Pitts is going to continue to be a prominent figure in this offense. He's going to get his targets. He should get his yards.
However, the offense does change with Marcus Mariota (or Desmond Ridder) under center and not Matt Ryan. How much will having a more mobile quarterback affect Pitts? That's to be determined, but chances are, it shouldn't affect him by the large margin some may assume it will. In fact, it may help him in a similar way it will help someone like Cordarrelle Patterson. The more wrinkles a play-caller has in an offense, the better.
The presence of Drake London and Bryan Edwards in the pass game may also change the way defenses have to look at the Falcons. But we're getting off track...
Should Pitts have another 1,000-yard season? Yep. But what's more? He should have more than one touchdown, and that's where the expectations should change.
During the pre-draft hullabaloo on Pitts, everyone talked about the asset he was in the red zone.
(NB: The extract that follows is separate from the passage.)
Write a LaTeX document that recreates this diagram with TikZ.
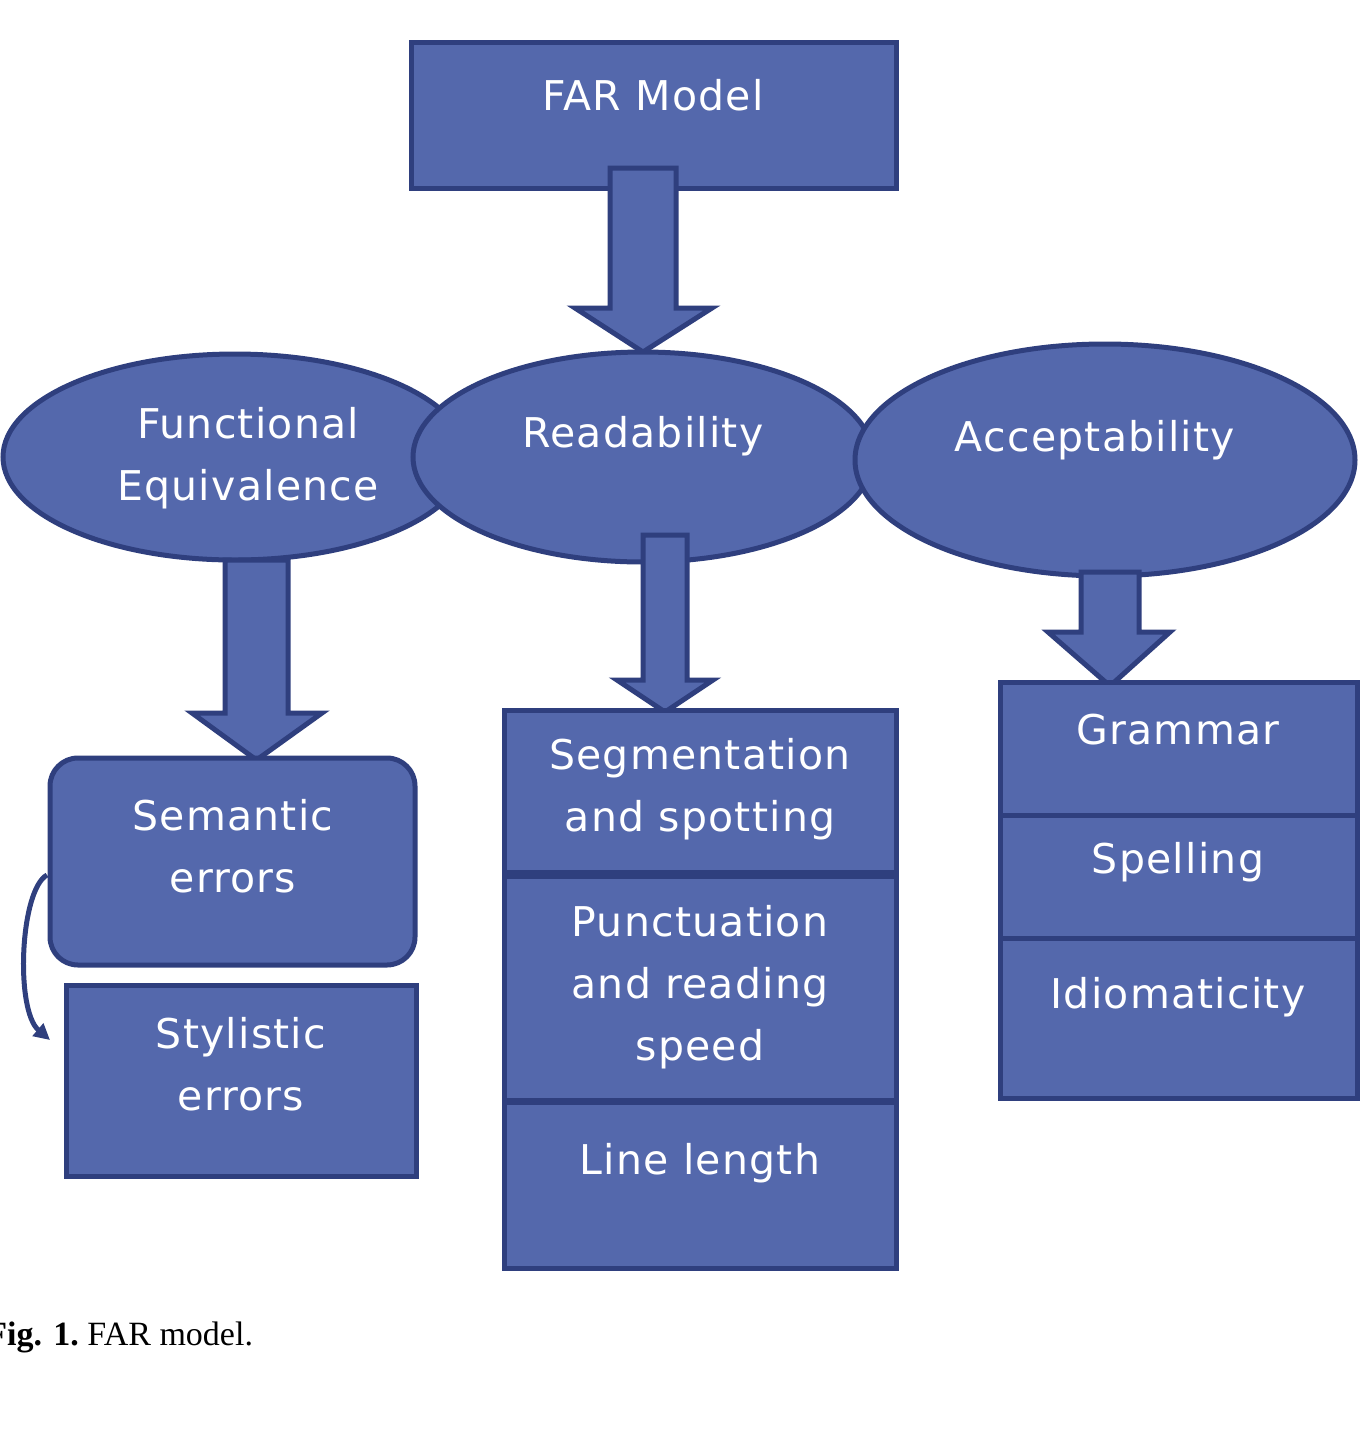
\documentclass[tikz,border=0pt]{standalone}
\usepackage{fontspec}
\setmainfont{DejaVu Sans}[LetterSpace=3]
\newfontfamily\capfont{Liberation Serif}
\usetikzlibrary{shapes.geometric,arrows.meta}
\definecolor{fillb}{HTML}{5468AC}
\definecolor{edgeb}{HTML}{2F3F7E}
\newcommand\blockarr[7]{\fill[fillb,draw=edgeb,line width=2.5pt] (#1,#3) -- (#2,#3) -- (#2,#6) -- (#5,#6) -- ({(#1+#2)/2},#7) -- (#4,#6) -- (#1,#6) -- cycle;}
\begin{document}
\begin{tikzpicture}[x=0.5pt,y=-0.5pt,
  box/.style={draw=edgeb,fill=fillb,line width=2.5pt},
  txt/.style={text=white,font=\fontsize{20.5}{31}\selectfont,align=center}]
\useasboundingbox (0,0) rectangle (1367,1437);
% top box
\draw[box] (411,42) rectangle (896,188);
\node[txt] (far) at (653,95) {FAR Model};
\blockarr{610}{676}{168}{575}{712}{308}{352}
% ellipses
\node[box,ellipse,minimum width=232pt,minimum height=103pt] (fe) at (235,457) {};
\node[txt] (fet) at (248,458) {Functional\\Equivalence};
\node[box,ellipse,minimum width=230pt,minimum height=105pt] (re) at (643,457) {};
\node[txt] (ret) at (643,436) {Readability};
\node[box,ellipse,minimum width=250pt,minimum height=116pt] (ac) at (1105,460) {};
\node[txt] (act) at (1095,440) {Acceptability};
% arrows down
\blockarr{225}{288}{560}{192}{322}{713}{760}
\blockarr{643}{687}{535}{617}{713}{680}{712}
\blockarr{1081}{1139}{572}{1048}{1170}{632}{686}
% left
\draw[box,rounded corners=14pt] (50,758) rectangle (415,965);
\node[txt] (sem) at (233,846) {Semantic\\errors};
\draw[box] (66,985) rectangle (416,1176);
\node[txt] (sty) at (241,1064) {Stylistic\\errors};
\coordinate (c1) at (47,875);
\coordinate (c2) at (50,1040);
\draw[edgeb,line width=2.5pt,-{Triangle[length=8pt,width=8pt]}] (c1) .. controls (20,890) and (15,1010) .. (c2);
% middle
\draw[box] (504,710) rectangle (896,872);
\draw[box] (504,876) rectangle (896,1100);
\draw[box] (504,1102) rectangle (896,1268);
\node[txt] (seg) at (700,789) {Segmentation\\and spotting};
\node[txt] (pun) at (700,987) {Punctuation\\and reading\\speed};
\node[txt] (lin) at (700,1163) {Line length};
% right
\draw[box] (1000,682) rectangle (1357,815);
\node[txt] (gra) at (1178,730) {Grammar};
\draw[box] (1000,815) rectangle (1357,938);
\node[txt] (spe) at (1178,862) {Spelling};
\draw[box] (1000,938) rectangle (1357,1098);
\node[txt] (idi) at (1178,997) {Idiomaticity};
% caption
\node[anchor=base west,font=\capfont\fontsize{17}{20}\selectfont,inner sep=0] (cap) at (-14,1345) {\textbf{Fig. 1.}\ FAR model.};
\end{tikzpicture}
\end{document}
Well, that asset was taken away at times in 2021. And he only caught one touchdown through 17 games (and it wasn't even on U.S. soil, one might add).
Getting Pitts more active in the red zone is where expectations change.
If Pitts truly is scratching the surface of who he is as a player in this league, as Arthur Smith has said, then the depths of which he can reach lay in the red zone.
We've seen what he can do from 20-to-20. Let's see more of what he can do inside the 20 in 2022.